Exhibiting Architecture in a Salon

Yesterday conservator Kerith Koss introduced readers to a late 16th- or early 17th-century Ottoman tile panel (39.407.1-.54), is currently on view in Connecting Cultures: A World in Brooklyn, and today I’ll discuss the panel from a curatorial perspective.

Connecting Cultures Installation View

Installation view of tile panel in Connecting Cultures: A World in Brooklyn.

The tiles in the panel were likely made in Damascus, Syria, an important provincial capital after its conquest by the Ottomans in 1516. Damascene ceramics workshops were influenced by a style of vegetal decoration associated with Iznik, Turkey, a center for ceramic production in the Ottoman Empire, but they adapted color schemes to include cobalt-blue, turquoise, green, and purple. (For an example of Iznik decoration, see this ornament in our Arts of the Islamic World gallery.) Motifs and brushwork on ceramics from Damascus at this time are generally more relaxed than on Iznik examples, where imagery was court-controlled.
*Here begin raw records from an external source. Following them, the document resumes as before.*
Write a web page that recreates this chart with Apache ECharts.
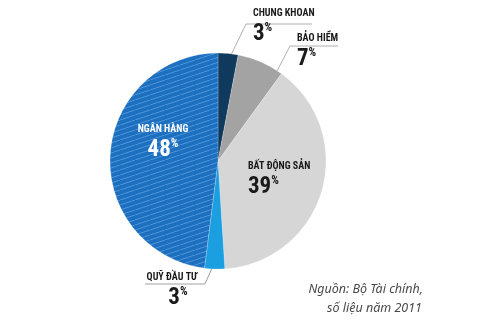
<!DOCTYPE html>
<html>
<head>
<meta charset="utf-8">
<script src="https://cdn.jsdelivr.net/npm/echarts@6/dist/echarts.min.js"></script>
<style>
  html, body { margin: 0; padding: 0; background: #fff; }
  #chart { width: 500px; height: 330px; }
</style>
</head>
<body>
<div id="chart"></div>
<script>
// Cơ cấu phân bổ (%), theo chiều kim đồng hồ từ đỉnh
const categories = ['CHUNG KHOAN', 'BẢO HIỂM', 'BẤT ĐỘNG SẢN', 'QUỸ ĐẦU TƯ', 'NGÂN HÀNG'];
const values = [3, 7, 39, 3, 48];
const sourceLines = ['Nguồn: Bộ Tài chính,', 'số liệu năm 2011'];

const FONT = '"Roboto Condensed", "DejaVu Sans Condensed", sans-serif';

// Vân sọc chéo cho lát "Ngân hàng"
function stripePattern() {
  const c = document.createElement('canvas');
  const w = 15, h = 5;
  c.width = w; c.height = h;
  const g = c.getContext('2d');
  g.fillStyle = '#1d6fc0';
  g.fillRect(0, 0, w, h);
  g.strokeStyle = 'rgba(110,170,230,0.7)';
  g.lineWidth = 0.9;
  for (const off of [-w, 0, w]) {
    g.beginPath();
    g.moveTo(off, h);
    g.lineTo(off + w, 0);
    g.stroke();
  }
  return c;
}

const sliceColors = [
  '#0f3a5e',
  '#a3a3a3',
  '#d6d6d6',
  '#1b9fe0',
  { image: stripePattern(), repeat: 'repeat' }
];

// Vị trí nhãn và đường dẫn cho từng lát
const labelSpots = [
  { x: 253, y: 5, align: 'left', line: [[231, 55], [246, 24], [312, 24]], lineColor: '#9a9a9a' },
  { x: 297, y: 30, align: 'left', line: [[277, 71], [290, 46], [338, 46]], lineColor: '#9a9a9a' },
  { x: 248, y: 158, align: 'left', line: [[240, 174], [276, 174], [312, 174]], lineColor: '#777' },
  { x: 172, y: 269, align: 'center', line: [[145, 284], [205, 284], [212, 268]], lineColor: '#888' },
  { x: 163, y: 121, align: 'center', line: [[136, 136], [163, 136], [190, 136]], lineColor: 'rgba(255,255,255,0.85)' }
];

const chart = echarts.init(document.getElementById('chart'), null, { renderer: 'canvas' });

const dataItems = categories.map((name, i) => {
  const white = i === 4;
  const txt = white ? '#ffffff' : '#1a1a1a';
  return {
    name: name,
    value: values[i],
    itemStyle: { color: sliceColors[i] },
    label: {
      align: labelSpots[i].align,
      rich: {
        n: { fontFamily: FONT, fontWeight: 'bold', fontSize: 10, color: txt, lineHeight: 17 },
        v: { fontFamily: FONT, fontWeight: 'bold', fontSize: 23, color: txt, lineHeight: 24,
             padding: i === 3 ? [0, 0, 0, 12] : 0 },
        p: { fontFamily: FONT, fontWeight: 'bold', fontSize: 12, color: txt, verticalAlign: 'top',
             lineHeight: 18 }
      }
    },
    labelLine: { lineStyle: { color: labelSpots[i].lineColor, width: 0.8 } }
  };
});

chart.setOption({
  animation: false,
  series: [{
    type: 'pie',
    center: [218, 161],
    radius: 108,
    startAngle: 90,
    clockwise: true,
    avoidLabelOverlap: false,
    itemStyle: { borderColor: 'rgba(255,255,255,0.5)', borderWidth: 0.4 },
    label: {
      show: true,
      position: 'outside',
      formatter: p => '{n|' + p.name + '}\n{v|' + p.value + '}{p|%}'
    },
    labelLine: { show: true, smooth: false },
    labelLayout: function (params) {
      const s = labelSpots[params.dataIndex];
      return {
        x: s.x,
        y: s.y,
        align: s.align,
        verticalAlign: 'top',
        labelLinePoints: s.line
      };
    },
    emphasis: { disabled: true },
    data: dataItems
  }],
  graphic: [
    {
      type: 'text', right: 77, top: 283,
      style: { text: sourceLines[0], fontFamily: '"Noto Sans", sans-serif', fontStyle: 'italic',
               fontSize: 12.5, fill: '#4a4a4a', textAlign: 'right' }
    },
    {
      type: 'text', right: 78, top: 302,
      style: { text: sourceLines[1], fontFamily: '"Noto Sans", sans-serif', fontStyle: 'italic',
               fontSize: 12.5, fill: '#4a4a4a', textAlign: 'right' }
    }
  ]
});
</script>
</body>
</html>
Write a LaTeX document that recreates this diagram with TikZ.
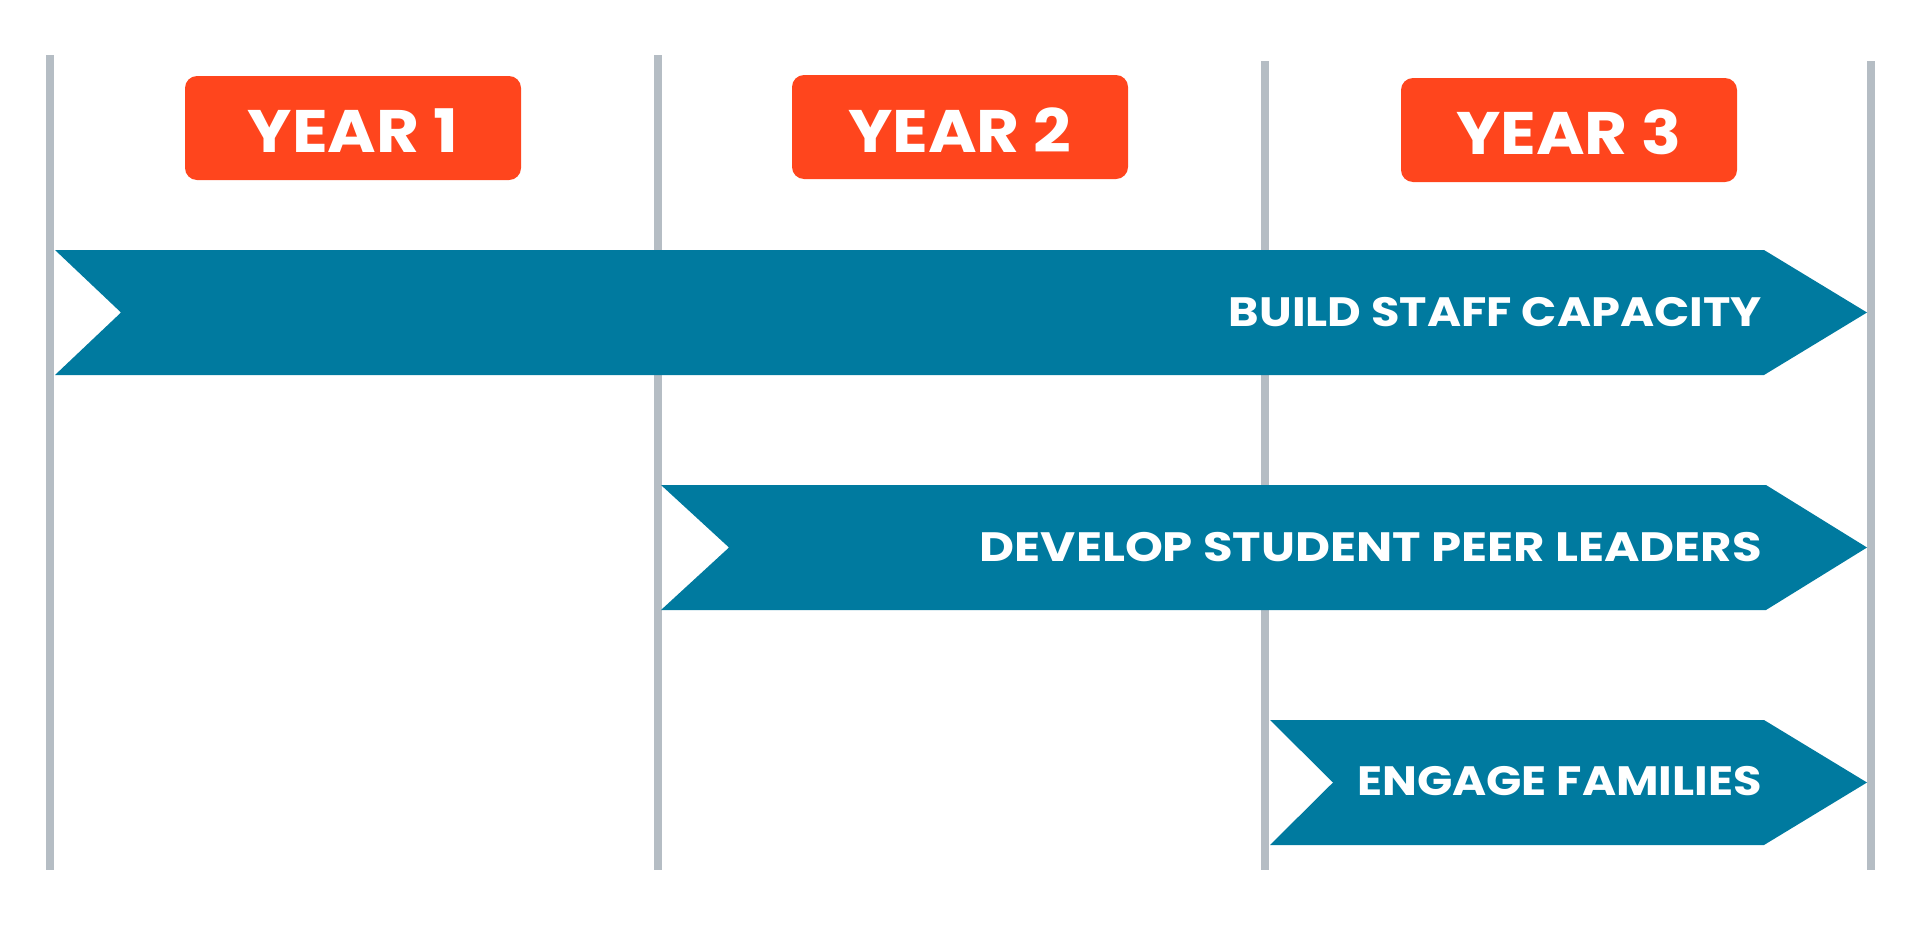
\documentclass[tikz,border=0pt]{standalone}
\usepackage{fontspec}
\setmainfont{Poppins}
\definecolor{yearorange}{HTML}{FF451D}
\definecolor{bandteal}{HTML}{007A9F}
\definecolor{linegray}{HTML}{B5BDC4}
\begin{document}
\begin{tikzpicture}[x=1pt,y=-1pt,
  yearbox/.style={fill=yearorange, rounded corners=12pt},
  yeartext/.style={text=white, font=\fontsize{60}{60}\selectfont\bfseries\addfontfeatures{FakeStretch=1.1}, inner sep=0pt, anchor=base},
  bandshape/.style={fill=bandteal},
  bandtext/.style={text=white, inner sep=0pt, anchor=base east,
    font=\fontsize{41}{41}\selectfont\bfseries\addfontfeatures{FakeStretch=#1}},
  gridline/.style={draw=linegray, line width=8.5pt}]
\useasboundingbox (0,0) rectangle (1920,932);
% vertical grid lines
\coordinate (l1t) at (50,55);   \coordinate (l1b) at (50,870);
\coordinate (l2t) at (658,55);  \coordinate (l2b) at (658,870);
\coordinate (l3t) at (1265,61); \coordinate (l3b) at (1265,870);
\coordinate (l4t) at (1871,61); \coordinate (l4b) at (1871,870);
\draw[gridline] (l1t) -- (l1b);
\draw[gridline] (l2t) -- (l2b);
\draw[gridline] (l3t) -- (l3b);
\draw[gridline] (l4t) -- (l4b);
% year boxes
\fill[yearbox] (185,76) rectangle (521,180);
\fill[yearbox] (792,75) rectangle (1128,179);
\fill[yearbox] (1401,78) rectangle (1737,182);
\node[yeartext] (y1) at (353,152) {YEAR 1};
\node[yeartext] (y2) at (960,152) {YEAR 2};
\node[yeartext] (y3) at (1569,154) {YEAR 3};
% bands
\fill[bandshape] (55,250) -- (1764,250) -- (1867,312.5) -- (1764,375) -- (55,375) -- (121,312.5) -- cycle;
\fill[bandshape] (661,485) -- (1766,485) -- (1867,547.5) -- (1766,610) -- (661,610) -- (729,547.5) -- cycle;
\fill[bandshape] (1270,720) -- (1764,720) -- (1867,782.5) -- (1764,845) -- (1270,845) -- (1333,782.5) -- cycle;
\node[bandtext=1.13] (b1) at (1762,326.5) {BUILD STAFF CAPACITY};
\node[bandtext=1.175] (b2) at (1762,561) {DEVELOP STUDENT PEER LEADERS};
\node[bandtext=1.13] (b3) at (1762,795) {ENGAGE FAMILIES};
\end{tikzpicture}
\end{document}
We do not know in which building the tiles now at the Brooklyn Museum initially hung. Many buildings from the same period, such as the Darwish Pasha Mosque built by the Ottoman governor, and other museum collections (i.e., The Met and the V&A) include examples of similar tile work.

Darwish Pasha Mosque

Darwish Pasha Mosque, Damascus, Syria, 1574, detail of portico showing two tile panels to the west of the entrance (©Michael Greenhalgh, image via Archnet.org)

As Kerith mentioned, the tiles were assembled into a panel upon arrival to the Museum in 1939. Such reconstructions were commonplace during the early 20th century. Numbers on the tiles and breaks in the decorative scheme suggest a larger original. (Can you spot breaks? It took me awhile at first.) Perhaps damaged tiles were removed and existing ones rearranged, or perhaps the panel includes tiles from various sources. We only know that the tiles came from multiple firing batches due to differences in glazing.
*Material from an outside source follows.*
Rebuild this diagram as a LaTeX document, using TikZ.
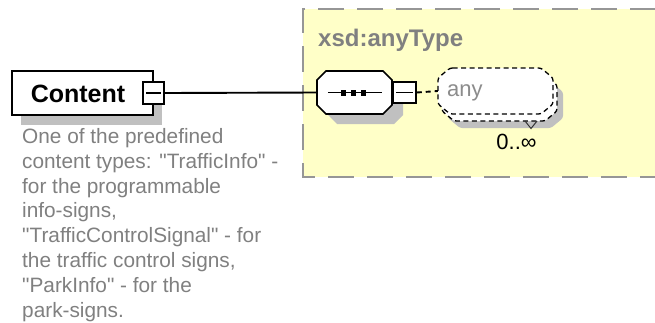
\documentclass[tikz,border=0pt]{standalone}
\usepackage{fontspec}
\setmainfont{Liberation Sans}[Ligatures=TeXOff]
\definecolor{ybg}{RGB}{255,255,200}
\definecolor{shad}{RGB}{192,192,192}
\definecolor{txtg}{RGB}{128,128,128}
\definecolor{dashg}{RGB}{150,150,150}
\definecolor{anyg}{RGB}{140,140,140}
% chamfered outline: x1,y1,x2,y2,cx,cy
\newcommand\chamfpath[6]{(#1+#5,#2) -- (#3-#5,#2) -- (#3,#2+#6) -- (#3,#4-#6) -- (#3-#5,#4) -- (#1+#5,#4) -- (#1,#4-#6) -- (#1,#2+#6) -- cycle}
\begin{document}
\begin{tikzpicture}[x=1pt,y=-1pt,
  shadowrect/.style={fill=shad, draw=none, inner sep=0pt},
  elbox/.style={draw=black, fill=white, line width=1.8pt, inner sep=0pt, minimum width=141pt, minimum height=44pt},
  minusbox/.style={draw=black, fill=white, line width=1.5pt, inner sep=0pt, minimum width=21pt, minimum height=22pt},
  anchorbox/.style={draw=none, inner sep=0pt},
  octline/.style={draw=black, fill=white, line width=1.6pt},
  anyline/.style={draw=black, fill=white, line width=1.3pt, dash pattern=on 5pt off 3.5pt, rounded corners=2.5pt},
  desc/.style={anchor=base west, inner sep=0pt, text=txtg, font=\fontsize{20.8}{24.8}\selectfont},
  conn/.style={line width=1.9pt, draw=black}
]
\useasboundingbox (0,0) rectangle (655,322);
\fill[white] (0,0) rectangle (655,322);
% complex type area
\fill[ybg] (303,9) rectangle (656,177);
\draw[dashg, line width=2pt, dash pattern=on 26pt off 13pt] (656,9) -- (303,9) -- (303,177) -- (656,177);
\node[anchor=west, inner sep=0pt, text=txtg, font=\bfseries\fontsize{24}{28}\selectfont] (typename) at (318,40) {xsd:anyType};

% Content element
\node[shadowrect, minimum width=141pt, minimum height=44pt] (contentshadow) at (91.5,103) {};
\node[elbox] (content) at (82.5,93) {};
\node[inner sep=0pt, font=\bfseries\fontsize{25}{28}\selectfont] (contenttext) at (78,93.5) {Content};
\node[minusbox] (cm) at (153.5,93) {};
\draw[line width=1.7pt] ([xshift=4pt]cm.west) -- ([xshift=-4pt]cm.east);

% sequence compositor
\fill[shad] \chamfpath{328}{81}{403}{124}{9}{9};
\draw[octline] \chamfpath{317}{71}{392}{114}{9}{9};
\node[anchorbox, minimum width=75pt, minimum height=43pt] (oct) at (354.5,92.5) {};
\draw[line width=1.8pt] ([xshift=11pt]oct.west) -- ([xshift=-10pt]oct.east);
\fill (340.5,90) rectangle +(5.5,5.5);
\fill (350.5,90) rectangle +(5.5,5.5);
\fill (360.5,90) rectangle +(5.5,5.5);
\node[minusbox, minimum width=23pt, minimum height=21pt] (om) at (404.5,92.5) {};
\draw[line width=1.7pt] ([xshift=4pt]om.west) -- ([xshift=-4pt]om.east);

\draw[conn] (cm.east) -- (oct.west);

% any wildcard (0..unbounded)
\fill[shad, rounded corners=2.5pt] \chamfpath{448}{82}{563}{128}{12}{10};
\draw[anyline] \chamfpath{442}{75}{557}{121}{12}{10};
\draw[anyline] \chamfpath{438}{68}{553}{114}{12}{10};
\node[anchorbox, minimum width=115pt, minimum height=46pt] (anyf) at (495.5,91) {};
\node[anchor=west, inner sep=0pt, text=anyg, font=\fontsize{22}{26}\selectfont] (anytext) at (447,92.5) {any};
\draw[black!80, line width=1pt] (525,121) -- (531,128.5) -- (537,121);
\node[inner sep=0pt, font=\fontsize{22}{26}\selectfont] (occ) at (516.5,142) {0..∞};

\draw[conn, dash pattern=on 5pt off 4pt] (om.east) -- (anyf.west);

% documentation
\node[desc] (d1) at (22,143.5) {One of the predefined};
\node[desc] (d2) at (22,168.3) {content types: "TrafficInfo" -};
\node[desc] (d3) at (22,193.1) {for the programmable};
\node[desc] (d4) at (22,217.9) {info-signs,};
\node[desc] (d5) at (22,242.7) {"TrafficControlSignal" - for};
\node[desc] (d6) at (22,267.5) {the traffic control signs,};
\node[desc] (d7) at (22,292.3) {"ParkInfo" - for the};
\node[desc] (d8) at (22,317.1) {park-signs.};
\end{tikzpicture}
\end{document}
Connecting Cultures Installation View

Installation view of “Connecting Places” wall in Connecting Cultures: A World in Brooklyn.

You might assume that all museum objects look now as they did upon creation, but this is often untrue following subsequent interventions. This composite panel is a piece of architecture from Syria that now—approximately 400 years later—functions as a standalone art object on another continent. The reuse of architectural elements has been common throughout Islamic architecture, but they undergo further changes when removed from buildings altogether. Pieces entered European and American collections and museums in the twentieth century, and adjustments occurred for various reasons by those possibly unfamiliar with their original use.

In Connecting Cultures, works are hung in a collage-like formation or “salon hanging.” You get a sense of the panel as an art object conversing with surrounding objects. It appears six feet above the floor on the wall devoted to the theme “Connecting Place”—a completely different placement and environment than in the Darwish Pasha Mosque. In Brooklyn the panel is surrounded by a 17th-century sandstone panel from Mughal India, aTunisian Romanperiodmosaic, and paintings depicting places as diverse as Niagara Falls, Cairo, and Europe.

While these tiles now hang differently than originally intended in a museum far from Damascus, I hope that their inclusion in Connecting Cultures, particularly in relation to the theme of “place,” encourages you to consider the interesting conversation provoked by their proximity to other representations of “place” as well as the significant effects of places—Ottoman Syria, private collection(s), and the Brooklyn Museum—and human agents upon these tiles.